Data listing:

Start

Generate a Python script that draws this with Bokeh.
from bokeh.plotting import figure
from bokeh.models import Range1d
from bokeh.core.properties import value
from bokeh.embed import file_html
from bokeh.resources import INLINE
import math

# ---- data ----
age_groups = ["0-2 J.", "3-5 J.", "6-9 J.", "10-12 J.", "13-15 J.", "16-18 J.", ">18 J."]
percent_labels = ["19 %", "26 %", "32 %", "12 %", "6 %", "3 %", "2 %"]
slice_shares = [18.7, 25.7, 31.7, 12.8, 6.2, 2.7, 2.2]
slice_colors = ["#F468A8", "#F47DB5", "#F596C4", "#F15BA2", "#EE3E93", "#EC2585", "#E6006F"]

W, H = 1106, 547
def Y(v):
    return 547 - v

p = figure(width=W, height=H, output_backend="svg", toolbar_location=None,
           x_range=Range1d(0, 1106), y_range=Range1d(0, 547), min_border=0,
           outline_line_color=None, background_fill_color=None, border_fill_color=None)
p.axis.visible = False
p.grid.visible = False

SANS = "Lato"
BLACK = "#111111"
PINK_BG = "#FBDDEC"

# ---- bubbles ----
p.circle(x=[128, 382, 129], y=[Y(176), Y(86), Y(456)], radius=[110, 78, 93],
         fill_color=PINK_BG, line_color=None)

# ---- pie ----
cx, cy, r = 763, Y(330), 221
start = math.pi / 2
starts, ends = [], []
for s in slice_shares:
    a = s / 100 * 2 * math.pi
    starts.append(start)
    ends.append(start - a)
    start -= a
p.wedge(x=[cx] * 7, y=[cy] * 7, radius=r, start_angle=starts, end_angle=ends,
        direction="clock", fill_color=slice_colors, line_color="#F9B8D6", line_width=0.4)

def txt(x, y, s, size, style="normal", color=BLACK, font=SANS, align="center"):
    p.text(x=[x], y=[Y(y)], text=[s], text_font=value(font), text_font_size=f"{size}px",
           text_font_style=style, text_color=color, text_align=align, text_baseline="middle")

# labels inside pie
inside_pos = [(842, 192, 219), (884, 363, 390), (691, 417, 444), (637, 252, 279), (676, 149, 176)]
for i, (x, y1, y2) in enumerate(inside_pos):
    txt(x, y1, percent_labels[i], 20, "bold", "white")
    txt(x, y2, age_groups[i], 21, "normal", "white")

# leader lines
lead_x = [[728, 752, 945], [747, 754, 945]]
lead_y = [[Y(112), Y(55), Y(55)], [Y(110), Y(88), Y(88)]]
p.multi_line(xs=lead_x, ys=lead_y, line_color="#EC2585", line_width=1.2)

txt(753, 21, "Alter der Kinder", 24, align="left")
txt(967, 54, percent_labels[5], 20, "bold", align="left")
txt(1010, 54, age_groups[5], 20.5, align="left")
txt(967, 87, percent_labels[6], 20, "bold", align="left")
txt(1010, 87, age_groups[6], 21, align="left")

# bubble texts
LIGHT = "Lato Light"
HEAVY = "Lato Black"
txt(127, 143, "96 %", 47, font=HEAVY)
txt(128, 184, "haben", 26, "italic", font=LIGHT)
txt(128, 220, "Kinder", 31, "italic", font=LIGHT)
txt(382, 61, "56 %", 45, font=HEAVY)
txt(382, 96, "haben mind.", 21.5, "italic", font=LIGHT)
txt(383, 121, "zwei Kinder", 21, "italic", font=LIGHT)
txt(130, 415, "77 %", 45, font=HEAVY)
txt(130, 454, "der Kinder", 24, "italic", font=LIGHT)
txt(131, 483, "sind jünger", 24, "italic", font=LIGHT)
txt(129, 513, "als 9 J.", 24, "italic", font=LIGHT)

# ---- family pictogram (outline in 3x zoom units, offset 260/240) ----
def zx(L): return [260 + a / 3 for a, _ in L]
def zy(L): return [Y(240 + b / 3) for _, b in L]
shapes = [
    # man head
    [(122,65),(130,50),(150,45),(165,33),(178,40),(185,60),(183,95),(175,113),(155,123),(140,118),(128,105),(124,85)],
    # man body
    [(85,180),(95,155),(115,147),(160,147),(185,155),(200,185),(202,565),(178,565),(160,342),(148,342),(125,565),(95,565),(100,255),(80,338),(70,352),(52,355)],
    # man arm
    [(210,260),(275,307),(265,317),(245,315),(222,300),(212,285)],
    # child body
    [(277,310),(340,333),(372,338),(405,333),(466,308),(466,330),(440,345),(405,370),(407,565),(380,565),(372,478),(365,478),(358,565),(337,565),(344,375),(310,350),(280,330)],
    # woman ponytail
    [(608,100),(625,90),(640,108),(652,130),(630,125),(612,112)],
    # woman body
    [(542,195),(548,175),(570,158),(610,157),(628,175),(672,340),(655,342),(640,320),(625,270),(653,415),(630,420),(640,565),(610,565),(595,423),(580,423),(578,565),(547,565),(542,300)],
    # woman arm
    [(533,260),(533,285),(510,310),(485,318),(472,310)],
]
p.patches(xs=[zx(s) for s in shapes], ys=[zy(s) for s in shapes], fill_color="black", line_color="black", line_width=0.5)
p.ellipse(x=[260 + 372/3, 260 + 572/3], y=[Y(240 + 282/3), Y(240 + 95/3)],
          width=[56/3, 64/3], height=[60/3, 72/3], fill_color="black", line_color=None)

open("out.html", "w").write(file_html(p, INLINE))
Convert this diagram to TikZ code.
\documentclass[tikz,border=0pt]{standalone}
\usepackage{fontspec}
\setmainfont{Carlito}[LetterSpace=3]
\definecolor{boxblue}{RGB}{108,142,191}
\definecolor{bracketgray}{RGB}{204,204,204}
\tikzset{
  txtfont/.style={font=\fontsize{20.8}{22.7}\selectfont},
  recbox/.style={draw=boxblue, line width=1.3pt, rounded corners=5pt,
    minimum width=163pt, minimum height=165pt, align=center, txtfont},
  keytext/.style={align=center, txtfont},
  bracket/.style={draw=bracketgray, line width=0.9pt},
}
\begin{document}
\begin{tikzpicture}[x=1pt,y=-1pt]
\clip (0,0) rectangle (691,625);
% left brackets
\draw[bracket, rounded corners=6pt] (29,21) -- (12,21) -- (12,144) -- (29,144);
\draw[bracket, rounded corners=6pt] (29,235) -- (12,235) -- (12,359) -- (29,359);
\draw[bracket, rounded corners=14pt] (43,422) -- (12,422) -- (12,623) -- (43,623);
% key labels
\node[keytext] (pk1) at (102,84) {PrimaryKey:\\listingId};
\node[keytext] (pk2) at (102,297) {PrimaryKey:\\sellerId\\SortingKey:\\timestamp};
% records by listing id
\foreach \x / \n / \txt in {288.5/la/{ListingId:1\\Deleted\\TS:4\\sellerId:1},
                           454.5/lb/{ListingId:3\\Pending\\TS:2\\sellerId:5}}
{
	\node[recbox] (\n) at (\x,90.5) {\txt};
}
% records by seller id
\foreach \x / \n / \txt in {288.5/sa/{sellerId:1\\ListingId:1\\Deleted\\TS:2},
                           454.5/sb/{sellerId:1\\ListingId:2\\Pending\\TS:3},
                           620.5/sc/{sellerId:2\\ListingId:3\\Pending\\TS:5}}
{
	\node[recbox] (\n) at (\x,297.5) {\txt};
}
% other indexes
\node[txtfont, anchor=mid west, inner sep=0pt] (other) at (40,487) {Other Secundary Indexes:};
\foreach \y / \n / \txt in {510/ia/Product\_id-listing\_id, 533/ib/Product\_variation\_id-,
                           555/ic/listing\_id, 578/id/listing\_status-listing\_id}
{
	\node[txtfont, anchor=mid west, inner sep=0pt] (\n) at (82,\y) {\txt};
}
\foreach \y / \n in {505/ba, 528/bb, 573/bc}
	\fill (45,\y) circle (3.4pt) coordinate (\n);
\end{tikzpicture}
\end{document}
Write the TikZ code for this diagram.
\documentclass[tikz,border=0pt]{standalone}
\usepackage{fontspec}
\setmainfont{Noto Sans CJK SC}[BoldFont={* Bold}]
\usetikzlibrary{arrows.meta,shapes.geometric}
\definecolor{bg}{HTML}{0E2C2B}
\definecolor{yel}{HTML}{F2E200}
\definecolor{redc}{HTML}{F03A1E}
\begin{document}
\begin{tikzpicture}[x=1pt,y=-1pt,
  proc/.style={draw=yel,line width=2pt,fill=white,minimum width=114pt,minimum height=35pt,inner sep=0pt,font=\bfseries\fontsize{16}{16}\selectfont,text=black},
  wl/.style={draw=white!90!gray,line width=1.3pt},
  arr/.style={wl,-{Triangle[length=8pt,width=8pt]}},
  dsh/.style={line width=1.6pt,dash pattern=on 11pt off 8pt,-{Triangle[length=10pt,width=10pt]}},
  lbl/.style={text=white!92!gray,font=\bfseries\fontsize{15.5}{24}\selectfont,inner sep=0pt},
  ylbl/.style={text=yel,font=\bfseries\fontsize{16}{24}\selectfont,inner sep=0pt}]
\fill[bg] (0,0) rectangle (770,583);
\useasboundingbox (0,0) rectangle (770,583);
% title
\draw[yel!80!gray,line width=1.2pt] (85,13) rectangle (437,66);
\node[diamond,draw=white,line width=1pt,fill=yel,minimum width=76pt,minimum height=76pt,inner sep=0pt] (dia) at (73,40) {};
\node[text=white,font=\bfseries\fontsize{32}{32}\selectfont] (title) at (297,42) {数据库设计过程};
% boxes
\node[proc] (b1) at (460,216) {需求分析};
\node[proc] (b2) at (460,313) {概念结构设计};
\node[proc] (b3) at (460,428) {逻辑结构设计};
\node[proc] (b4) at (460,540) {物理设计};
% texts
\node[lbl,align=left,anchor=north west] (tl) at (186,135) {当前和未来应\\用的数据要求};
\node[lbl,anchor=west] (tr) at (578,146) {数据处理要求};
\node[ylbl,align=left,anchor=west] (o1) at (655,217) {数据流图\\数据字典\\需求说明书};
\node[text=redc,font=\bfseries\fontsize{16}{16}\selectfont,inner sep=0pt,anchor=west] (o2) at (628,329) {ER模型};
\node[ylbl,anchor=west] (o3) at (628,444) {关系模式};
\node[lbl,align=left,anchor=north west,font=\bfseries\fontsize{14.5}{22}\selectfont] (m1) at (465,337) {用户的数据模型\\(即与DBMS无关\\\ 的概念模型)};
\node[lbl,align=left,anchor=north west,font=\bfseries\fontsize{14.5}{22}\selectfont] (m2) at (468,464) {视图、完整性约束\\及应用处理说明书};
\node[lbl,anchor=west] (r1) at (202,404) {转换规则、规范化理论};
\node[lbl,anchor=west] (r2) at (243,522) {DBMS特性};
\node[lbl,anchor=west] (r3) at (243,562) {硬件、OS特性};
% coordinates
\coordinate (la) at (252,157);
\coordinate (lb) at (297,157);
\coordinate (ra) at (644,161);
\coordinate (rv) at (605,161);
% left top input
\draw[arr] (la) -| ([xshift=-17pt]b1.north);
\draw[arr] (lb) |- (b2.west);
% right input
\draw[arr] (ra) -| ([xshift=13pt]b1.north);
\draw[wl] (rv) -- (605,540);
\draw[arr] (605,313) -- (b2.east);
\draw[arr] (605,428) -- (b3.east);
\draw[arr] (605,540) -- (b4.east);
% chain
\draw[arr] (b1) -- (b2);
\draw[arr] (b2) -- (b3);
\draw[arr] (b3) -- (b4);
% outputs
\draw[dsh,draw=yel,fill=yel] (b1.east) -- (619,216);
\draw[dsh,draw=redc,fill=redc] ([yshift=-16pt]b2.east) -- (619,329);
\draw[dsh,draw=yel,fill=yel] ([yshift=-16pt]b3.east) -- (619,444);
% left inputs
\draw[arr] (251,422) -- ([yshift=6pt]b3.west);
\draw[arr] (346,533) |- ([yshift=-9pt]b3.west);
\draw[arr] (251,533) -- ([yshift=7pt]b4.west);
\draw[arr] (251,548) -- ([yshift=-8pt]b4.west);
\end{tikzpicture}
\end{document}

End

▶ **What this task involves**:
Only the lines from the opening of the material through the line with "import math" should be echoed, exactly as written.

▶ **Solution to this exercise**:
Generate a Python script that draws this with Bokeh.
from bokeh.plotting import figure
from bokeh.models import Range1d
from bokeh.core.properties import value
from bokeh.embed import file_html
from bokeh.resources import INLINE
import math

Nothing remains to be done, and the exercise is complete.